Comprehensive Analysis
A detailed valuation analysis of Rajratan Global Wire Limited, based on its closing price of ₹479, suggests the stock is trading at a significant premium. A triangulated approach using multiple valuation methods points towards a fair value in the ₹260–₹310 range, indicating a potential downside of over 40%. The current price presents an unfavorable risk-reward profile, suggesting the stock is a candidate for a watchlist rather than an immediate investment.
The multiples approach shows clear signs of overvaluation. Rajratan's TTM P/E ratio of 41.51x is more than double the industry's 3-year average of 20.8x. Similarly, its EV/EBITDA multiple of 21.27x is substantially higher than the sector median of 7.5x. Applying a more reasonable peer-average P/E of 25x or a conservative 12x EV/EBITDA multiple suggests a fair value between ₹240 and ₹288.5, both well below the current market price.
Other valuation methods reinforce this conclusion. The cash-flow approach is particularly concerning, as the company reported negative free cash flow for the last fiscal year, resulting in an FCF Yield of -0.19%. This means the company consumed more cash than it generated, which is a major red flag.
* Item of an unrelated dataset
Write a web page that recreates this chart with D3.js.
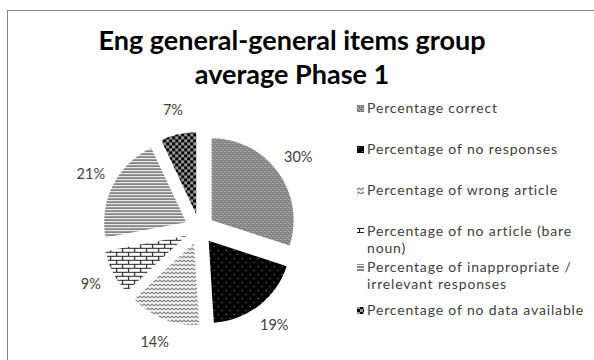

From an asset perspective, its Price-to-Book (P/B) ratio of 4.04x is very high for a manufacturing company and far exceeds the sector median of 1.6x, indicating investors are paying a large premium over the net value of its assets.
Combining these methods, the multiples-based valuation is weighted most heavily as it reflects earning power and market sentiment. The negative free cash flow removes a key pillar of valuation support, and the high P/B ratio further confirms the stock trades at a steep premium. These factors collectively support a fair value estimate significantly below its current price, highlighting a clear case of overvaluation.